Maki and Stanley agree that because they take total employment gains and the length of the workweek into account, the Commerce Department’s income numbers are broader, more significant, measures of the health of the American consumer. That may help dispel concern raised by Labor Department data released last week.
Hourly earnings for production workers, or non-management staff, climbed 1.3 percent on average in the 12 months through July, the worst performance in figures dating back to 1965, the Labor Department’s jobs report showed. The increase for all workers, which has a shorter history, was 1.7 percent, matching the smallest gain since the series began in 2007.

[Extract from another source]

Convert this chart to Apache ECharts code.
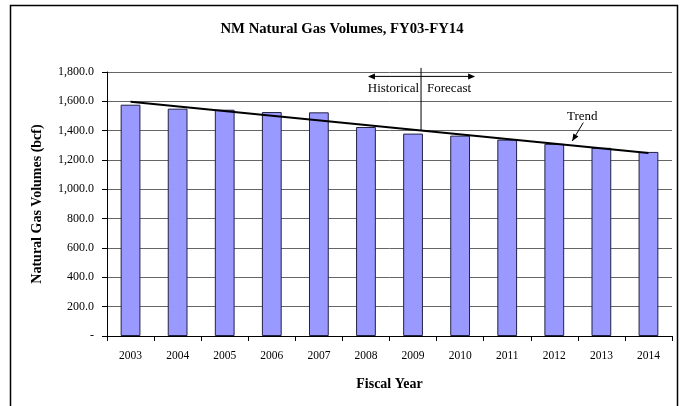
<!DOCTYPE html>
<html>
<head>
<meta charset="utf-8">
<script src="https://cdn.jsdelivr.net/npm/echarts@6/dist/echarts.min.js"></script>
<style>
html,body{margin:0;padding:0;background:#fff;}
#chart{width:684px;height:406px;}
</style>
</head>
<body>
<div id="chart"></div>
<script>
var categories = ['2003','2004','2005','2006','2007','2008','2009','2010','2011','2012','2013','2014'];
var volumes = [1577, 1550, 1543, 1527, 1525, 1425, 1380, 1366, 1339, 1310, 1283, 1255];
var trend = [1597, null, null, null, null, null, null, null, null, null, null, 1248];
var yTicks = [0, 200, 400, 600, 800, 1000, 1200, 1400, 1600, 1800];

var FONT = '"Liberation Serif", "Times New Roman", serif';
var chart = echarts.init(document.getElementById('chart'), null, {renderer: 'canvas'});

function fmt(v) {
  if (v === 0) return '-';
  return v.toLocaleString('en-US', {minimumFractionDigits: 1, maximumFractionDigits: 1});
}

chart.setOption({
  animation: false,
  backgroundColor: '#ffffff',
  title: {
    text: 'NM Natural Gas Volumes, FY03-FY14',
    left: 'center',
    top: 17,
    textStyle: {fontFamily: FONT, fontWeight: 'bold', fontSize: 14.7, color: '#000'}
  },
  grid: {left: 107, right: 12, top: 72, bottom: 70, containLabel: false},
  xAxis: {
    type: 'category',
    data: categories,
    name: 'Fiscal Year',
    nameLocation: 'middle',
    nameGap: 41,
    nameTextStyle: {fontFamily: FONT, fontWeight: 'bold', fontSize: 14, color: '#000'},
    axisLine: {lineStyle: {color: '#000', width: 1}},
    axisTick: {show: true, length: 5, lineStyle: {color: '#000'}},
    axisLabel: {fontFamily: FONT, fontSize: 11.5, color: '#000', margin: 14}
  },
  yAxis: {
    type: 'value',
    min: 0,
    max: yTicks[yTicks.length - 1],
    interval: 200,
    name: 'Natural Gas Volumes (bcf)',
    nameLocation: 'middle',
    nameGap: 63,
    nameTextStyle: {fontFamily: FONT, fontWeight: 'bold', fontSize: 14, color: '#000'},
    axisLine: {show: true, lineStyle: {color: '#000', width: 1}},
    axisTick: {show: true, length: 5, lineStyle: {color: '#000'}},
    axisLabel: {fontFamily: FONT, fontSize: 12, color: '#000', margin: 13, formatter: fmt},
    splitLine: {show: true, lineStyle: {color: '#666', width: 1}}
  },
  series: [
    {
      type: 'bar',
      data: volumes,
      barWidth: '42%',
      itemStyle: {color: '#9999FF', borderColor: '#222244', borderWidth: 1}
    },
    {
      type: 'line',
      data: trend,
      connectNulls: true,
      symbol: 'none',
      lineStyle: {color: '#000', width: 2},
      z: 5
    }
  ]
});

function px(cat, val) {
  return chart.convertToPixel({xAxisIndex: 0, yAxisIndex: 0}, [cat, val]);
}
var p9 = px('2009', 1800), p10 = px('2010', 1800);
var divX = p9[0] + (p10[0] - p9[0]) * 0.17;
var arrowY = px('2009', 1770)[1];
var divTop = px('2009', 1828)[1];
var divBot = px('2009', 1400)[1];
var leftEnd = px('2008', 1770)[0] + 2;
var rightEnd = px('2010', 1770)[0] + 15;
var textY = px('2009', 1690)[1];
var c12 = px('2012', 0)[0];
var trendTxY = px('2012', 1496)[1];
var aTop = [c12 + 29, px('2012', 1455)[1]];
var aBot = [c12 + 18, px('2012', 1330)[1]];

function arrowHead(tip, from) {
  var dx = tip[0] - from[0], dy = tip[1] - from[1];
  var L = Math.sqrt(dx * dx + dy * dy);
  var ux = dx / L, uy = dy / L;
  var len = 7, w = 3;
  var bx = tip[0] - ux * len, by = tip[1] - uy * len;
  return {
    type: 'polygon',
    shape: {points: [[tip[0], tip[1]], [bx - uy * w, by + ux * w], [bx + uy * w, by - ux * w]]},
    style: {fill: '#000'}
  };
}

chart.setOption({
  graphic: [
    {type: 'rect', shape: {x: 10.5, y: 5.5, width: 667, height: 420}, style: {fill: null, stroke: '#000', lineWidth: 1.5}, silent: true},
    {type: 'line', shape: {x1: divX, y1: divTop, x2: divX, y2: divBot}, style: {stroke: '#000', lineWidth: 1}},
    {type: 'line', shape: {x1: divX, y1: arrowY, x2: leftEnd + 4, y2: arrowY}, style: {stroke: '#000', lineWidth: 1}},
    arrowHead([leftEnd, arrowY], [divX, arrowY]),
    {type: 'line', shape: {x1: divX, y1: arrowY, x2: rightEnd - 4, y2: arrowY}, style: {stroke: '#000', lineWidth: 1}},
    arrowHead([rightEnd, arrowY], [divX, arrowY]),
    {type: 'text', x: divX - 2, y: textY, style: {text: 'Historical', font: '13px ' + FONT, fill: '#000', textAlign: 'right', textVerticalAlign: 'middle'}},
    {type: 'text', x: divX + 6, y: textY, style: {text: 'Forecast', font: '13px ' + FONT, fill: '#000', textAlign: 'left', textVerticalAlign: 'middle'}},
    {type: 'text', x: c12 + 28, y: trendTxY, style: {text: 'Trend', font: '13px ' + FONT, fill: '#000', textAlign: 'center', textVerticalAlign: 'middle'}},
    {type: 'line', shape: {x1: aTop[0], y1: aTop[1], x2: aBot[0], y2: aBot[1]}, style: {stroke: '#000', lineWidth: 1}},
    arrowHead(aBot, aTop)
  ]
});
</script>
</body>
</html>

“It is not as bad as people think,” said UniCredit’s Bandholz. “Paychecks are doing better than the payrolls numbers suggest. The slowdown in the labor market hasn’t reduced purchasing power as much as it seems.”

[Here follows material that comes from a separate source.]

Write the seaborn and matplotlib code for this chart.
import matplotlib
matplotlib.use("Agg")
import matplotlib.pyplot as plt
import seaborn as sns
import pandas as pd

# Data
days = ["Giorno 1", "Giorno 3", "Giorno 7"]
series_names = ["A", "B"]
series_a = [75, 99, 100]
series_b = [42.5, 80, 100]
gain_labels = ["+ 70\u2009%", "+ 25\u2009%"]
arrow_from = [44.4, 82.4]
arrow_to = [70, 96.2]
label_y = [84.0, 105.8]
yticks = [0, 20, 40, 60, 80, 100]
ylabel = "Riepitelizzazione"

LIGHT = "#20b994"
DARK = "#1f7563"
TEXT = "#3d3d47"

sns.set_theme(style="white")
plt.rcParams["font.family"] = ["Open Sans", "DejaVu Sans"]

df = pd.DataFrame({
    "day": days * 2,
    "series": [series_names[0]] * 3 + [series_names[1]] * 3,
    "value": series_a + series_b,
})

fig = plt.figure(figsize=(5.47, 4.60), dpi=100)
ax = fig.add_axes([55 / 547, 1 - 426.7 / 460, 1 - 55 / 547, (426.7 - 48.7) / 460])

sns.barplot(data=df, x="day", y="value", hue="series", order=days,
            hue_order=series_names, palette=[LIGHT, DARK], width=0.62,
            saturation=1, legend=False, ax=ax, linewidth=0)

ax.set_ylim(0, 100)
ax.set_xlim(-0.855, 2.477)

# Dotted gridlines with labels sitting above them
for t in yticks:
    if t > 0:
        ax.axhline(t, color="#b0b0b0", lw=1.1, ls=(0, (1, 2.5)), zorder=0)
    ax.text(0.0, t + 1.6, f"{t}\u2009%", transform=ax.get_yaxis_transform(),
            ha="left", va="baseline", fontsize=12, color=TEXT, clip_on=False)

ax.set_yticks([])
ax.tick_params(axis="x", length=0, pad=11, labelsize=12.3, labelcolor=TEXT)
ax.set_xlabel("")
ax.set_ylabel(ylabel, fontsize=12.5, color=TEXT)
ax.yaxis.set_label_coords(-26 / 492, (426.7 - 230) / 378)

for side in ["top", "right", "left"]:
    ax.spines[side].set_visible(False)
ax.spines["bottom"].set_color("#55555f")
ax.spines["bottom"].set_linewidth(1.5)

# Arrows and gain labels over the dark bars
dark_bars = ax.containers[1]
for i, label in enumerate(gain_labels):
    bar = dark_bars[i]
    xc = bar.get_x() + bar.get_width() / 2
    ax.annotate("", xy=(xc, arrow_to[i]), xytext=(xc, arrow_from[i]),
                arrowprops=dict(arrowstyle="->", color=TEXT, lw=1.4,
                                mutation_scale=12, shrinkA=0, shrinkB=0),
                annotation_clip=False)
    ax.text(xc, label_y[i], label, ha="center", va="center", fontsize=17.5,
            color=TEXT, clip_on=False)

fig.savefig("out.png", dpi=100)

Labor Department hourly earnings data do have a time advantage, being the first income measure released each month as part of the payrolls report. They are at a disadvantage because, as an average measure, they can be weighed down by increases in hiring at lower-paying jobs at the expense of higher earners like construction and factory workers.
“Hourly wage growth is pretty muted but we’re seeing decent income growth mainly because we’ve had reasonable job gains and on top of that there’s been some lengthening of the workweek,” Stanley said.

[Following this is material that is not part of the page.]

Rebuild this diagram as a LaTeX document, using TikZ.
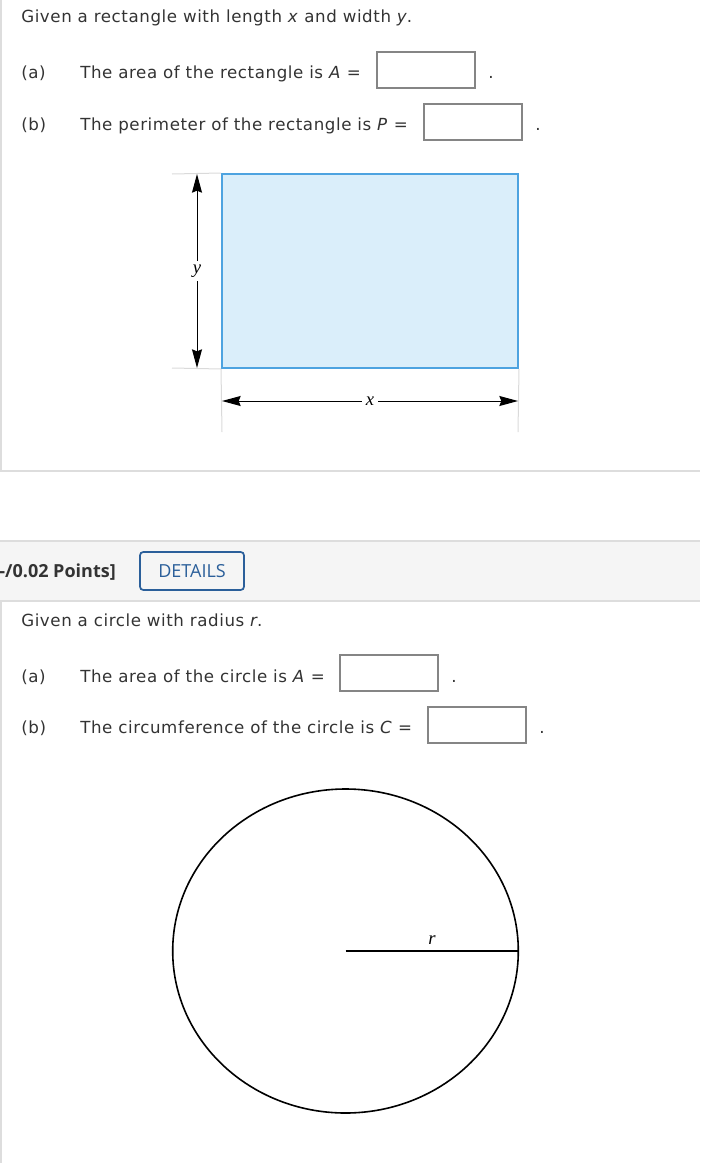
\documentclass[tikz,border=0pt]{standalone}
\usepackage{fontspec}
\setmainfont{DejaVu Sans}[LetterSpace=3.5]
\newfontfamily\opensans{Open Sans}
\newfontfamily\serifface{Liberation Serif}
\usetikzlibrary{arrows.meta}

\definecolor{qtextcol}{HTML}{333333}
\definecolor{boxgray}{HTML}{858585}
\definecolor{panelgray}{HTML}{DDDDDD}
\definecolor{headerfill}{HTML}{F5F5F5}
\definecolor{detailsblue}{HTML}{2B5F9A}
\definecolor{rect area}{HTML}{DAEEFA}
\definecolor{rect edge}{HTML}{4DA3E0}
\definecolor{extgray}{HTML}{DADADA}
\tikzset{qtext/.style={font=\fontsize{12.5}{14}\selectfont, text=qtextcol, anchor=base west, inner sep=0pt},
    answerbox/.style={draw=boxgray, line width=1.2pt, minimum width=73.5pt, minimum height=27pt,
                      inner sep=0pt, anchor=north west},
    panelline/.style={draw=panelgray, line width=1.5pt},
    extline/.style={draw=extgray, line width=0.75pt},
    dimline/.style={line width=0.75pt, {Stealth[length=14pt,width=7.5pt,inset=1.5pt]}-{Stealth[length=14pt,width=7.5pt,inset=1.5pt]}},
    dimlabel/.style={font=\serifface\itshape\fontsize{14}{16}\selectfont, fill=white, inner sep=3pt},
    filledrect/.style={fill=rect area, draw=rect edge, line width=1.5pt, minimum width=222pt,
                       minimum height=145.5pt, inner sep=0pt},
    detailsbtn/.style={draw=detailsblue, text=detailsblue, line width=1.3pt, rounded corners=2.5pt,
                       minimum width=78pt, minimum height=28.5pt, inner sep=0pt,
                       font=\opensans\fontsize{13.5}{15}\selectfont}}

\begin{document}
\begin{tikzpicture}[x=0.75pt, y=-0.75pt]
    \useasboundingbox (0,0) rectangle (700,1163);
    % panels
    \fill[headerfill] (0,541) rectangle (700,601);
    \draw[panelline] (0,541) -- (700,541);
    \draw[panelline] (0,601) -- (700,601);
    \draw[panelline] (0,471) -- (700,471);
    \draw[draw=panelgray, line width=1pt] (1,0) -- (1,471);
    \draw[draw=panelgray, line width=1pt] (1,601) -- (1,1163);

    % rectangle question
    \node[qtext] (rtitle) at (21,23) {Given a rectangle with length \textit{x} and width \textit{y}.};
    \node[qtext] (ra) at (21,79) {(a)};
    \node[qtext] (ratext) at (80,79) {The area of the rectangle is \textit{A} =};
    \node[answerbox] (rabox) at (376,51) {};
    \node[qtext] (radot) at (488,79) {.};
    \node[qtext] (rb) at (21,130) {(b)};
    \node[qtext] (rbtext) at (80,130) {The perimeter of the rectangle is \textit{P} =};
    \node[answerbox] (rbbox) at (423,103) {};
    \node[qtext] (rbdot) at (535,130) {.};

    \node[filledrect] (rect) at (370,271) {};
    \coordinate (extTL) at (172,174);
    \coordinate (extBL) at (172,368);
    \coordinate (extLB) at (222,432);
    \coordinate (extRB) at (518,432);
    \draw[extline] (extTL) -- (rect.north west);
    \draw[extline] (extBL) -- (rect.south west);
    \draw[extline] (rect.south west) -- (extLB);
    \draw[extline] (rect.south east) -- (extRB);
    \coordinate (ytop) at (197,174);
    \coordinate (ybot) at (197,368);
    \coordinate (xleft) at (222,401);
    \coordinate (xright) at (518,401);
    \draw[dimline] (ytop) -- node[dimlabel] (ylab) {y} (ybot);
    \draw[dimline] (xleft) -- node[dimlabel] (xlab) {x} (xright);

    % header bar
    \node[font=\opensans\bfseries\fontsize{13.5}{15}\selectfont, text=qtextcol, anchor=base east,
          inner sep=0pt] (points) at (116,577) {-/0.02 Points]};
    \node[detailsbtn] (details) at (192,571) {DETAILS};

    % circle question
    \node[qtext] (ctitle) at (21,626) {Given a circle with radius \textit{r}.};
    \node[qtext] (ca) at (21,682) {(a)};
    \node[qtext] (catext) at (80,682) {The area of the circle is \textit{A} =};
    \node[answerbox] (cabox) at (339,654) {};
    \node[qtext] (cadot) at (451,682) {.};
    \node[qtext] (cb) at (21,733) {(b)};
    \node[qtext] (cbtext) at (80,733) {The circumference of the circle is \textit{C} =};
    \node[answerbox] (cbbox) at (427,706) {};
    \node[qtext] (cbdot) at (539,733) {.};

    \coordinate (ctr) at (345.5,951);
    \coordinate (rim) at (518.5,951);
    \draw[line width=1.2pt] (ctr) ellipse [x radius=172.8, y radius=162];
    \draw[line width=1.5pt] (ctr) -- node[dimlabel, fill=none, above=1pt] (rlab) {r} (rim);
\end{tikzpicture}
\end{document}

Drew Industries Inc., a White Plains, New York-based supplier of fixtures and parts such as vinyl doors and ramps for recreational vehicles, is among companies adding shifts. It hired 1,000 employees in the last six months to meet demand.
“Typically, we’re running a one-shift operation, or a one- shift operation of 45 or 50 hours, but we’ve run some secondary shifts and even some third shifts at some of our plants with the explosive growth we’ve had,” Jason Lippert, chief executive officer of Drew’s subsidiaries, Lippert Components and Kinro, said on a conference call with analysts on Aug. 2.
How workers are faring will take added significance as the presidential election nears, with President Barack Obama and Republican challenger Mitt Romney each trying to convince voters their policies will best revive the economy.
Barclays’ Maki, a former Federal Reserve economist, also likes to track another labor-income proxy -- hourly earnings multiplied by the total hours worked -- in making short-term predictions on consumer spending patterns. Longer term, his money is on total wage-and-salary figures.
“If I had to bet on one month or one quarter, then average hourly earnings or the payroll proxy might give the best signal,” Maki said. “But if one wants to look at what’s going to happen over the next year, I’d tend to lean toward the broader measure, wages and salaries.”